Almost 40 people were killed in a suicide bomb attack in Ankara in March that was claimed by a Kurdish separatist group.
Violence flared up in the largely Kurdish southeast in the past week, with bomb attacks leaving 10 people dead in separate attacks, mostly police and soldiers, in an escalation that officials blamed on the PKK.
Failed coup fallout
Saturday’s attack comes a month after a group of Turkish soldiers attempted to overthrow the government, commandeering tanks, helicopters and warplanes in an attempted coup that killed 240 people.
The government has accused followers of Fethullah Gulen, a US-based exiled Turkish religious leader, of being behind the plot, a charge rejected by the cleric.
Hakan Yavuz, a professor in the department of political science at the University of Utah, says Turkey is more vulnerable now because of the purge in security forces after the coup.

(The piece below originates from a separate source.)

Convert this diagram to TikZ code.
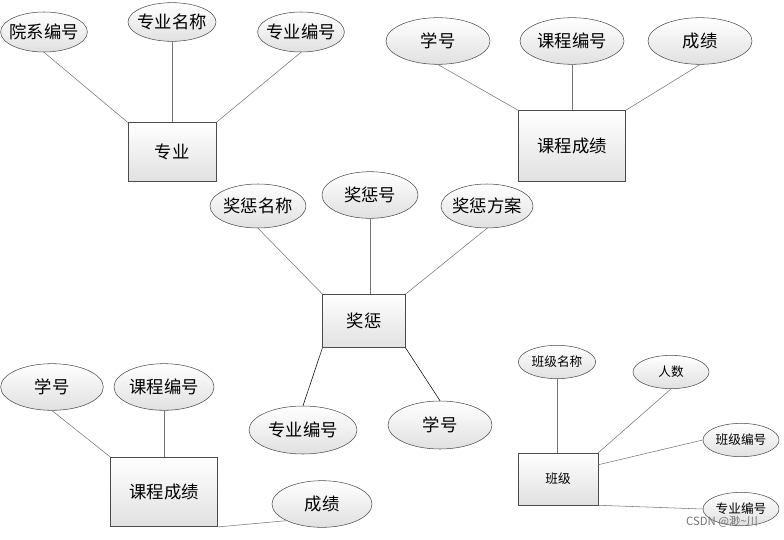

“The coup attempt destroyed the military institutions,” Yavuz told Al Jazeera.
“There is also a rapprochement between Russia, Iran and Turkey over their Syria policies. Ankara is much more moderate now in allowing Syrian President Bashar al-Assad to stay in government, at least during the transition period,” he said.
“ISIL poses a greater threat to Turkey as a result of this shift in the country’s foreign policy.”